Um berufliche Teilhabe von psychisch Kranken geht es am Wochenende auf einer Tagung in Stuttgart. Ein Gespräch mit dem Landesvorsitzenden der Psychiatrie-Erfahrenen, Bernhard Dollerschell, über die Bedeutung von Arbeit für das Seelenleben – und wie ein guter Chef mit psychisch Kranken umgeht.

Familie/Bildung/Soziales: Viola Volland (vv)

Stuttgart - Um die berufliche Teilhabe von psychisch kranken Menschen geht es am Wochenende bei einer Tagung des Landesverbands Gemeindepsychiatrie und des Landesverbands der Psychiatrie-Erfahrenen beim CVJM Stuttgart. Ein Gespräch mit dem Landesvorsitzenden der Psychiatrie-Erfahrenen, Bernhard Dollerschell, (48) über die Bedeutung von Arbeit für das Seelenleben.

 
Herr Dollerschell, welche Botschaft geht von Ihrer Tagung aus?
Schon das Organisatorenteam aus Vertretern der Gemeindepsychiatrie und der Psychiatrie-Erfahrenen ist besonders. Wir begegnen uns allen auf Augenhöhe: Profis, Betroffene, Angehörige, Bürgerhelfer. Inhaltlich fordern wir mehr berufliche Teilhabe für psychisch kranke – auch für stark psychisch kranke Menschen.
Wie wichtig ist der Faktor Arbeit für die psychische Gesundheit?
Arbeit ist entscheidend. Sie gibt Tagesstruktur und Anerkennung. Ohne Arbeit fehlt Normalität, die gerade psychisch kranke Menschen brauchen. Nicht ohne Grund sind Arbeitslose besonders gefährdet, psychisch zu erkranken. Zu viel Arbeit kann aber auch krank machen. Heute sollen immer weniger Menschen immer mehr schaffen – ein Teil bleibt auf der Strecke.
. . . und muss sich dann Gedanken machen, wie man es dem Chef sagt. Offen gegenüber dem Arbeitgeber kommunizieren oder lieber abwarten. Was raten Sie?
Das kommt drauf an. Oft ist es ja gar nicht möglich, die Krankheit zu verheimlichen. Bei meiner Depression wäre das zumindest nicht gegangen. Bei großen Betrieben hat sich vieles positiv entwickelt, sie haben oft ein Gesundheitsmanagement eingeführt. Aber weiterhin gibt es leider Chefs, die ungern psychisch Kranke beschäftigen. Da kann die Diagnose ins Aus führen. Problematisch ist es, wenn die Betroffenen keine professionelle Hilfe annehmen – aus Angst, ein Kollege könnte etwas mitbekommen.

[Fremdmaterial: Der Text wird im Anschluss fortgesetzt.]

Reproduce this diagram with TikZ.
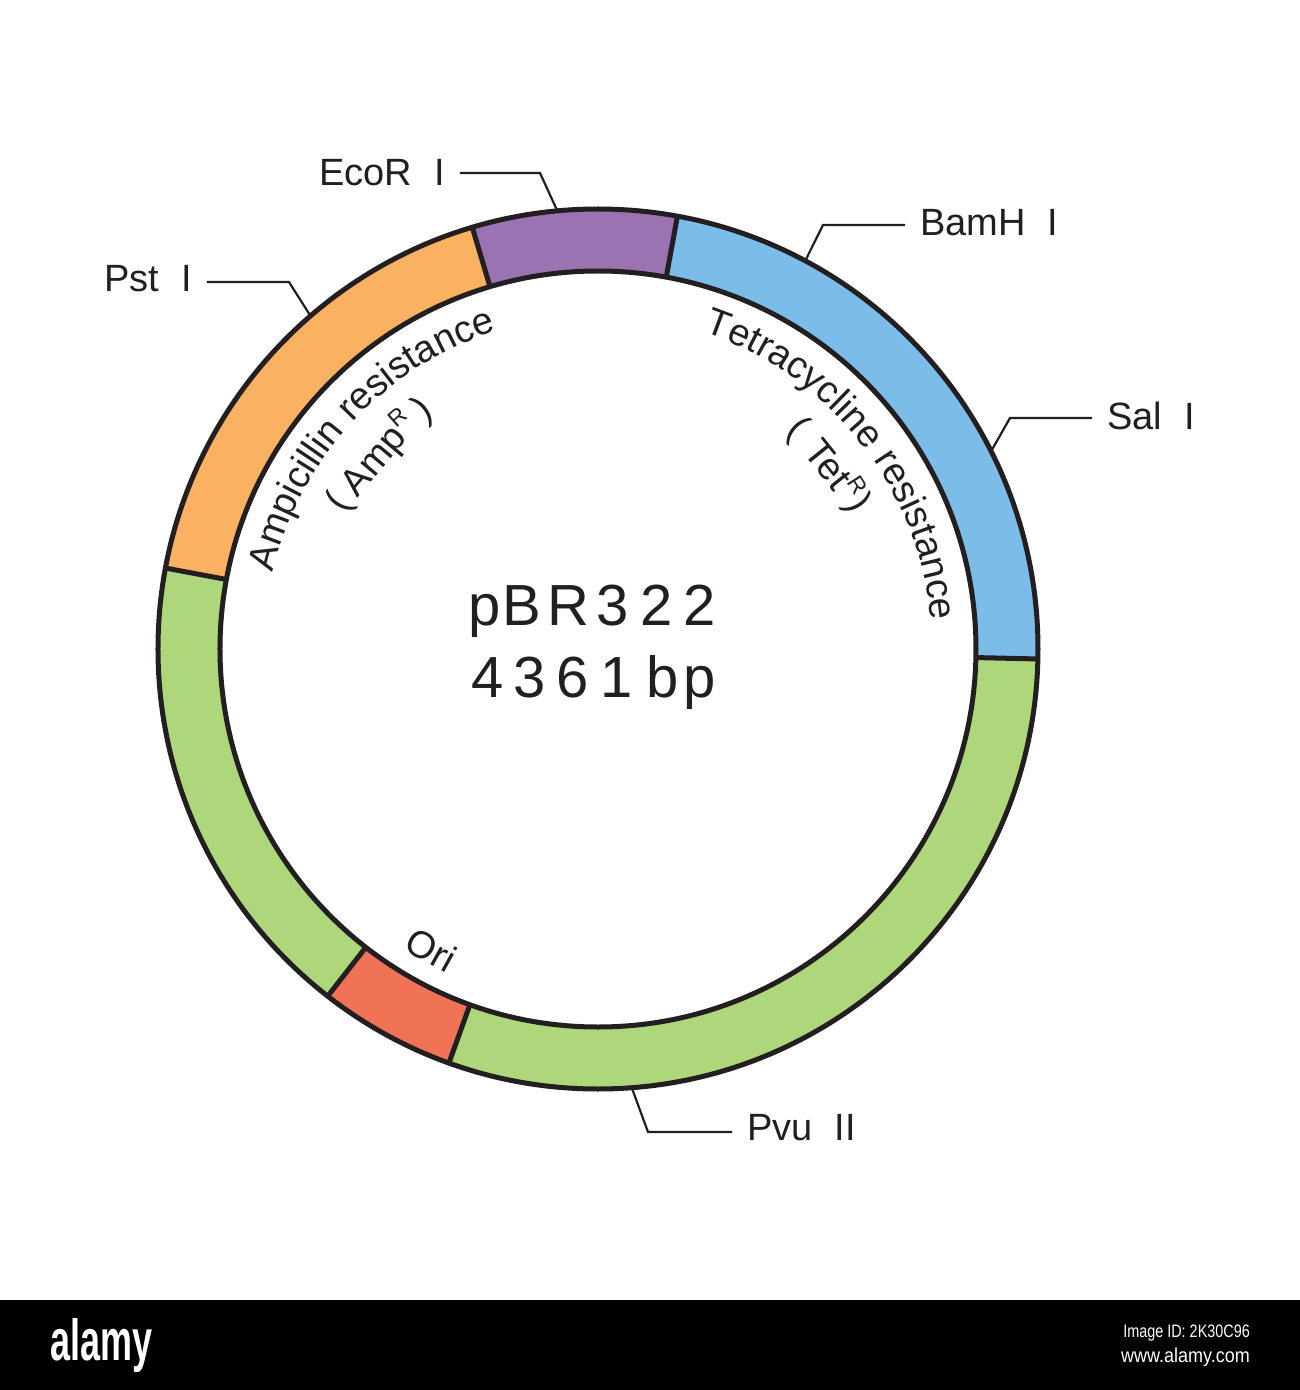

Wie hatte Ihr Arbeitgeber reagiert?
Nicht gut. Ich befand mich schnell auf der Rolltreppe abwärts – schließlich wurde ich als 40-Jähriger frühpensioniert. Dabei können psychisch Kranke wieder Leistung bringen, wenn man sie richtig begleitet.

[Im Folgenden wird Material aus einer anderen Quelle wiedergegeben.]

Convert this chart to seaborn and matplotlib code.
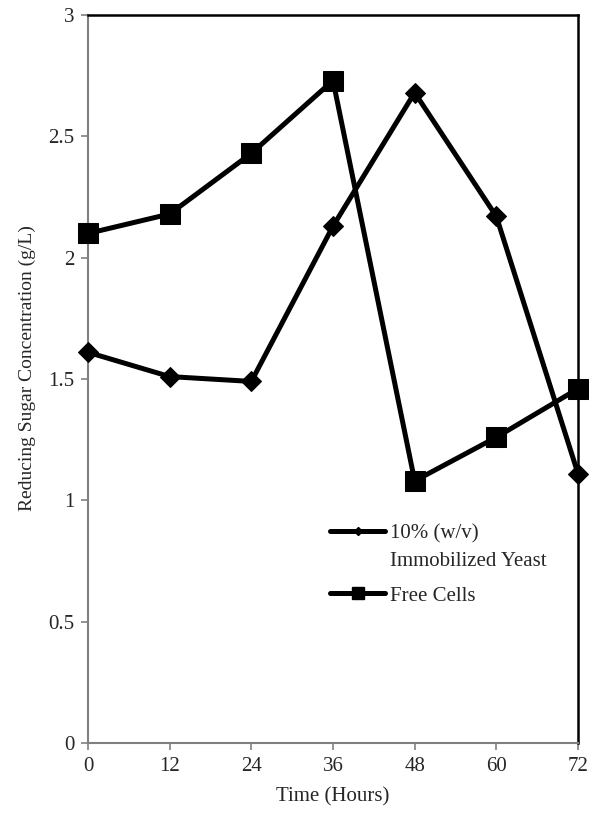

Wie macht es ein Chef besser?
Er ermöglicht den langsamen Wiedereinstieg – und achtet darauf, dass das eingehalten wird. Geduld ist wichtig. Ich zum Beispiel bin gesundheitlich stabil und wieder so leistungsfähig wie früher. Ich gebe aber weiter gut auf mich acht, dass ich mich nicht überfordere und genügend schlafe.

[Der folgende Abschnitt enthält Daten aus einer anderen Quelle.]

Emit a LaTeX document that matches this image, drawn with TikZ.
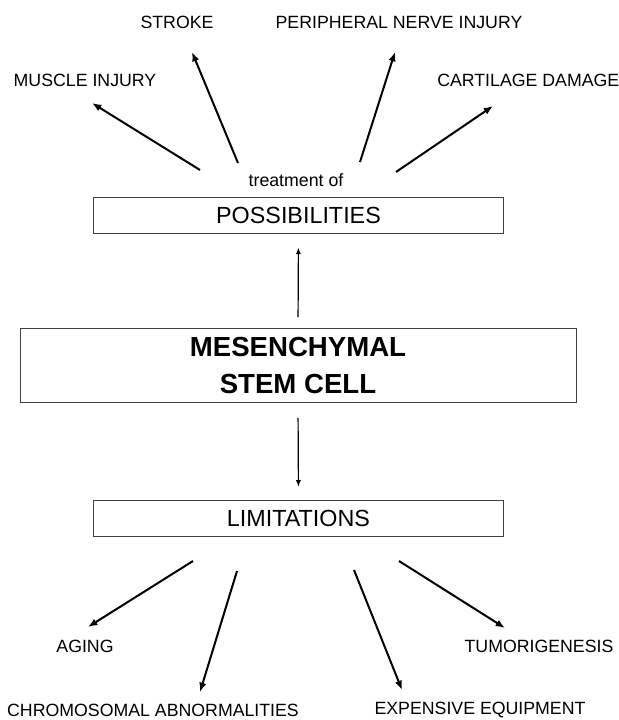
\documentclass[tikz,border=0pt]{standalone}
\usepackage{fontspec}
\setmainfont{Liberation Sans}
\usetikzlibrary{arrows.meta}

\begin{document}
\begin{tikzpicture}[
  x=0.75pt,y=-0.75pt,
  lbl/.style={inner sep=0pt,font=\fontsize{13.3}{16}\selectfont},
  box/.style={draw=black!75,line width=0.7pt,minimum width=308pt,minimum height=27pt,
    inner sep=0pt,font=\fontsize{17.5}{21}\selectfont},
  cellbox/.style={box,minimum width=417pt,minimum height=56pt,align=center,
    font=\fontsize{20.7}{27.8}\selectfont\bfseries},
  ray/.style={-{Latex[length=7pt,width=5.5pt]},line width=1.5pt},
  link/.style={-{Latex[length=5pt,width=3.8pt]},line width=0.9pt},
]
\useasboundingbox (0,0) rectangle (618,720);

% boxes
\node[box] (poss) at (298.5,215) {POSSIBILITIES};
\node[cellbox] (msc) at (298,365.5) {MESENCHYMAL\\STEM CELL};
\node[box] (lim) at (298.5,518) {LIMITATIONS};
\draw[link,shorten <=8pt,shorten >=10.5pt] (msc.north) -- (poss.south);
\draw[link,shorten <=11pt,shorten >=9.5pt] (msc.south) -- (lim.north);

% possibilities
\node[lbl] (treat) at (296,180) {treatment of};
\node[lbl] (muscle) at (85,80) {MUSCLE INJURY};
\node[lbl] (stroke) at (177,22) {STROKE};
\node[lbl] (nerve) at (399,22) {PERIPHERAL NERVE INJURY};
\node[lbl,anchor=west] (cart) at (437,80) {CARTILAGE DAMAGE};
\coordinate (t1) at (200,170);
\coordinate (t2) at (238,163);
\coordinate (t3) at (360,162);
\coordinate (t4) at (396,172);
\coordinate (h1) at (92,103);
\coordinate (h2) at (192,52);
\coordinate (h3) at (395,52);
\coordinate (h4) at (493,106);
\draw[ray] (t1) -- (h1);
\draw[ray] (t2) -- (h2);
\draw[ray] (t3) -- (h3);
\draw[ray] (t4) -- (h4);

% limitations
\node[lbl] (aging) at (85,646) {AGING};
\node[lbl] (chrom) at (153,710) {CHROMOSOMAL ABNORMALITIES};
\node[lbl] (equip) at (480,710) {EXPENSIVE EQUIPMENT};
\node[lbl] (tumor) at (539,646) {TUMORIGENESIS};
\coordinate (l1) at (193,561);
\coordinate (l2) at (237,571);
\coordinate (l3) at (354,570);
\coordinate (l4) at (399,561);
\coordinate (e1) at (88,627);
\coordinate (e2) at (200,692);
\coordinate (e3) at (402,690);
\coordinate (e4) at (505,628);
\draw[ray] (l1) -- (e1);
\draw[ray] (l2) -- (e2);
\draw[ray] (l3) -- (e3);
\draw[ray] (l4) -- (e4);
\end{tikzpicture}
\end{document}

Was ist mit stark psychisch Kranken – wie integriert man sie?
Zum Beispiel über Reha-Einrichtungen oder indem man sie mithilfe eines Coaches in der Firma betreut. Nur gibt es zu wenige Firmen, die da bisher mitmachen. Dabei zeigt sich, dass die Teilnehmer eine hohe Loyalität zum Unternehmen auszeichnet.